The problem asks us to find the first six terms of a sequence given its first term and a recursive rule. Then, we need to calculate the first and second differences of these terms. Finally, we must determine if the sequence follows a linear model, a quadratic model, or neither based on these differences.
The given information is:
- The first term: $$ a_1 = 0 $$
- The rule for finding the next term: $$ a_n = a_{n - 1} + 3 $$

**step2** Calculating the first six terms of the sequence

We will use the given first term and the recursive rule to find the subsequent terms.
- The first term is given: $$ a_1 = 0 $$
- To find the second term ($$ a_2 $$), we add 3 to the first term: $$ a_2 = a_1 + 3 = 0 + 3 = 3 $$
- To find the third term ($$ a_3 $$), we add 3 to the second term: $$ a_3 = a_2 + 3 = 3 + 3 = 6 $$
- To find the fourth term ($$ a_4 $$), we add 3 to the third term: $$ a_4 = a_3 + 3 = 6 + 3 = 9 $$
- To find the fifth term ($$ a_5 $$), we add 3 to the fourth term: $$ a_5 = a_4 + 3 = 9 + 3 = 12 $$
- To find the sixth term ($$ a_6 $$), we add 3 to the fifth term: $$ a_6 = a_5 + 3 = 12 + 3 = 15 $$
The first six terms of the sequence are: 0, 3, 6, 9, 12, 15.

**step3** Calculating the first differences

The first differences are found by subtracting each term from the term that follows it.
- Difference between the second and first term: $$ 3 - 0 = 3 $$
- Difference between the third and second term: $$ 6 - 3 = 3 $$
- Difference between the fourth and third term: $$ 9 - 6 = 3 $$
- Difference between the fifth and fourth term: $$ 12 - 9 = 3 $$
- Difference between the sixth and fifth term: $$ 15 - 12 = 3 $$
The first differences are: 3, 3, 3, 3, 3.

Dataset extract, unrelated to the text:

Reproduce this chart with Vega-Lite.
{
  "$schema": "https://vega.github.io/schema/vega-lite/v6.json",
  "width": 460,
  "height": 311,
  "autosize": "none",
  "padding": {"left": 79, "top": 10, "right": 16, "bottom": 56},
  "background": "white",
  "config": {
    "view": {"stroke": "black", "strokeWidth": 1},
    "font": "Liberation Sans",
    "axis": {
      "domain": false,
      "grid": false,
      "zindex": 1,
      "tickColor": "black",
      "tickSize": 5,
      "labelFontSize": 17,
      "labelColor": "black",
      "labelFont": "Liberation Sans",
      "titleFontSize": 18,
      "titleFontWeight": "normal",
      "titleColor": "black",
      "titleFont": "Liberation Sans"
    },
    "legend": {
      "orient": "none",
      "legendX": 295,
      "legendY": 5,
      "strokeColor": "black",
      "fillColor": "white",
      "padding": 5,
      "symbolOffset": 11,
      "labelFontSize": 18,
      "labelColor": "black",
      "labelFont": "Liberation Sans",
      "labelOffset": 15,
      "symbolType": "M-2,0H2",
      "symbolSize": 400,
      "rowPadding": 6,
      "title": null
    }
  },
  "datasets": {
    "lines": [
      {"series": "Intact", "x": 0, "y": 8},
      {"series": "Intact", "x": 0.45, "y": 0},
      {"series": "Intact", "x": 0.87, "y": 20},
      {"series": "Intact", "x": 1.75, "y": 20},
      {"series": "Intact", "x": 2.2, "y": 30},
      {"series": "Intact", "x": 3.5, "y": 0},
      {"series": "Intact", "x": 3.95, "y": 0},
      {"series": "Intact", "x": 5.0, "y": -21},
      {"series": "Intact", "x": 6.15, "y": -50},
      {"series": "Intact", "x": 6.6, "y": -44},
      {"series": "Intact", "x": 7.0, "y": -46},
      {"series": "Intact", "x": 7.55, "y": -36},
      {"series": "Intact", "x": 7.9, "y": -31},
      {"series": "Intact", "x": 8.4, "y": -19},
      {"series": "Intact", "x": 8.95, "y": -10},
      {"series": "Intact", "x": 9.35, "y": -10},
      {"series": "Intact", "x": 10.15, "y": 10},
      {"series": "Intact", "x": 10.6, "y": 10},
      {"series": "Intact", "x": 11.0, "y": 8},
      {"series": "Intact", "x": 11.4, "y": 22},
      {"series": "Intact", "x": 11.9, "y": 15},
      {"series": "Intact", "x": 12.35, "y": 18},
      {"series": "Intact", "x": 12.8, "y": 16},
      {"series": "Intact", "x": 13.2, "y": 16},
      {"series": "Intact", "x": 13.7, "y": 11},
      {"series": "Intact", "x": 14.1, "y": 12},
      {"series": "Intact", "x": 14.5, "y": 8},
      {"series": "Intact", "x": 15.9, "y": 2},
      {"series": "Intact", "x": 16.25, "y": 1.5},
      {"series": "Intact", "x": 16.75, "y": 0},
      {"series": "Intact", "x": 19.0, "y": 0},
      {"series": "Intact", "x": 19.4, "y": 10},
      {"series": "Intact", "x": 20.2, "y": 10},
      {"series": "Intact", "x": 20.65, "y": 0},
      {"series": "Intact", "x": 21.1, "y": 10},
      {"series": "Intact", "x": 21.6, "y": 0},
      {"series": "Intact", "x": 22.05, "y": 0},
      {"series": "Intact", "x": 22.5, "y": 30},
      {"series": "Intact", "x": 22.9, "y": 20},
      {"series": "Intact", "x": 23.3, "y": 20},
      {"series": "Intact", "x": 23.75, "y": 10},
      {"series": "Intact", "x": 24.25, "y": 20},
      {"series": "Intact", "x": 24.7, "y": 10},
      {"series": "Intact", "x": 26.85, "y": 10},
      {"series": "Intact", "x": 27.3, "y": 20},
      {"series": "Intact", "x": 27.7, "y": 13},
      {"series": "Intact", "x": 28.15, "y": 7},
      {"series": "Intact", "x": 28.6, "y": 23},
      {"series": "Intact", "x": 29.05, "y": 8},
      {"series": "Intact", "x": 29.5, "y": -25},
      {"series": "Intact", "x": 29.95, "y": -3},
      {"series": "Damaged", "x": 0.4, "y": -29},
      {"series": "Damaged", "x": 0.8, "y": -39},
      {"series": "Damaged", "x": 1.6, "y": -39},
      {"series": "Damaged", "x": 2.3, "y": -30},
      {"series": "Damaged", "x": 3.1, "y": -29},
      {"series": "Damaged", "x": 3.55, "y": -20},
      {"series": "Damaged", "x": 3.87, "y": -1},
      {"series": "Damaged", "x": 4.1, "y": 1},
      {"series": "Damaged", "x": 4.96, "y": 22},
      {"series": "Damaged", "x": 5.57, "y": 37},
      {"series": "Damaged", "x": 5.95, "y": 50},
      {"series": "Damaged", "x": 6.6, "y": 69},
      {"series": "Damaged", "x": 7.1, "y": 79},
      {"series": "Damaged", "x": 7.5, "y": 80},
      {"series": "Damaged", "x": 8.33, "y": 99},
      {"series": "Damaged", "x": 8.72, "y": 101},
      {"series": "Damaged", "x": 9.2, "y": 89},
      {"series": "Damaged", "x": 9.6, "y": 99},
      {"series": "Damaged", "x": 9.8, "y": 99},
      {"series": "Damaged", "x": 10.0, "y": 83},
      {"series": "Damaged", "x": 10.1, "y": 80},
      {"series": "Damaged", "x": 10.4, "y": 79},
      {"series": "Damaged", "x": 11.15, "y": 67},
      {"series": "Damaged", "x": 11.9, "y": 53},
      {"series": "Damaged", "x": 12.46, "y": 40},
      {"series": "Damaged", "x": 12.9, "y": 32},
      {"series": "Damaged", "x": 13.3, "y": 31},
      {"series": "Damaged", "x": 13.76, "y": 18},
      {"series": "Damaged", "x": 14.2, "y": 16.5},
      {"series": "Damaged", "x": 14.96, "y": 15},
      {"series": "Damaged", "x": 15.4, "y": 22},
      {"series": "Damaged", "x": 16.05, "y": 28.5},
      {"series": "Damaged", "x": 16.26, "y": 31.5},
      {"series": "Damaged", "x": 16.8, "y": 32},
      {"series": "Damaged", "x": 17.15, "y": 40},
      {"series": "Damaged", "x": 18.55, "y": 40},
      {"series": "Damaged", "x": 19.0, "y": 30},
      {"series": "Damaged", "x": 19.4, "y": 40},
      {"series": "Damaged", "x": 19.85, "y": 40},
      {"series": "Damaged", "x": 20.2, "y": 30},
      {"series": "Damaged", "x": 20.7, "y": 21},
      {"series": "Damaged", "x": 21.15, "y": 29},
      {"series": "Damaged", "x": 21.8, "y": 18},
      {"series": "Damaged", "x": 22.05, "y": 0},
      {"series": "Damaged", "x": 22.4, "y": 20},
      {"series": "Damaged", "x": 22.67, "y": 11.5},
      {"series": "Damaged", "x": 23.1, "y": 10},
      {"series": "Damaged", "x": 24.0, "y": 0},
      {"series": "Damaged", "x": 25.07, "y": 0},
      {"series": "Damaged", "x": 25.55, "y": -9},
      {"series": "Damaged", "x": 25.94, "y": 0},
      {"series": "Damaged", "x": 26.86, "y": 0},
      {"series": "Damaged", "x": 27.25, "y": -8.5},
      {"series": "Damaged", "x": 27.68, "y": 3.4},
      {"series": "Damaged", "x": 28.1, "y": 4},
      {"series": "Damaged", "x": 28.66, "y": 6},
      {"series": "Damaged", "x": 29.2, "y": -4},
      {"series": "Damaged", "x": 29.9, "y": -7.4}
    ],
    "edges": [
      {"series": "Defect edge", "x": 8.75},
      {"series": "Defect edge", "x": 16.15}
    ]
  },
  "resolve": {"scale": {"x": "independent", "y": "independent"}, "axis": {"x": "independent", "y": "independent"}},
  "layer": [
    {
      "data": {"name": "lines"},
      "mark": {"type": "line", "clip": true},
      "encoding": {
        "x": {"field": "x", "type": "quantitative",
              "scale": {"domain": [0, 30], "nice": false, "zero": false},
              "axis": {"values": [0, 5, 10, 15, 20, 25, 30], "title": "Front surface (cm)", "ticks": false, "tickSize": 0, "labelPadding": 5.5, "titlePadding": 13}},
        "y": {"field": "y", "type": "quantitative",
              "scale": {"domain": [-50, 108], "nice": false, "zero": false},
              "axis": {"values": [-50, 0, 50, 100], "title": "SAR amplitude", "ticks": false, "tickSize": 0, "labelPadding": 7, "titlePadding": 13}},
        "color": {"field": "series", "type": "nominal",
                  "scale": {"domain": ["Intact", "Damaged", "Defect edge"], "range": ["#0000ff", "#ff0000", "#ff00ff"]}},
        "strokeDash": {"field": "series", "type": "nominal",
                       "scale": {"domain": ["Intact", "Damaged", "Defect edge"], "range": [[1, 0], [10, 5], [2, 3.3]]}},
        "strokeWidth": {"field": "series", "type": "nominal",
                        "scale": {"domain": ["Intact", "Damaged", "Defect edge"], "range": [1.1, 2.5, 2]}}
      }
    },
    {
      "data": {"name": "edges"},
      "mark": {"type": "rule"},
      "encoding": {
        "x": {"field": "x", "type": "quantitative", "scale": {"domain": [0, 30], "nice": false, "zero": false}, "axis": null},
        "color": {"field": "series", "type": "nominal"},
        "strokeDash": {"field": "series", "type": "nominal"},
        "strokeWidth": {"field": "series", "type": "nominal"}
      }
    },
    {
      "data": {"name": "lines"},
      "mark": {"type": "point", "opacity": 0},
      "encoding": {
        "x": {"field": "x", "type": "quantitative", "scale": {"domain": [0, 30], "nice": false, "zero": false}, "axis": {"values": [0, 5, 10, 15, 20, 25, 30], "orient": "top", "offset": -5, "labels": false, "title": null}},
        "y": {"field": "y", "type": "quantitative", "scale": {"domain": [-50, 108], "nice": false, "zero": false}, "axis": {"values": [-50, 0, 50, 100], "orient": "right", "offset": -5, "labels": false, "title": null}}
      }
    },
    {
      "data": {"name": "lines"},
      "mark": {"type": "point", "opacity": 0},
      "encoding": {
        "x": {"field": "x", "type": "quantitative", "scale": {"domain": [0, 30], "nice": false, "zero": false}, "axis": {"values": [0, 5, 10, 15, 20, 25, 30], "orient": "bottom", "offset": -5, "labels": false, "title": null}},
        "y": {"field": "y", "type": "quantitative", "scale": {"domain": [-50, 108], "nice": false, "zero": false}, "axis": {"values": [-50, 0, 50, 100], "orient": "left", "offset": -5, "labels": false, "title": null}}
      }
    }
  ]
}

**step4** Calculating the second differences

The second differences are found by subtracting each first difference from the first difference that follows it.
- Difference between the second and first first-difference: $$ 3 - 3 = 0 $$
- Difference between the third and second first-difference: $$ 3 - 3 = 0 $$
- Difference between the fourth and third first-difference: $$ 3 - 3 = 0 $$
- Difference between the fifth and fourth first-difference: $$ 3 - 3 = 0 $$
The second differences are: 0, 0, 0, 0.

**step5** Determining the model type

We observe the calculated differences to determine the type of model.
- If the first differences are constant (and not zero), the sequence has a linear model.
- If the second differences are constant (and not zero), the sequence has a quadratic model.
- If neither the first nor second differences are constant, it is neither a linear nor a quadratic model.
In this sequence, the first differences (3, 3, 3, 3, 3) are constant and not zero. This indicates that the sequence has a linear model.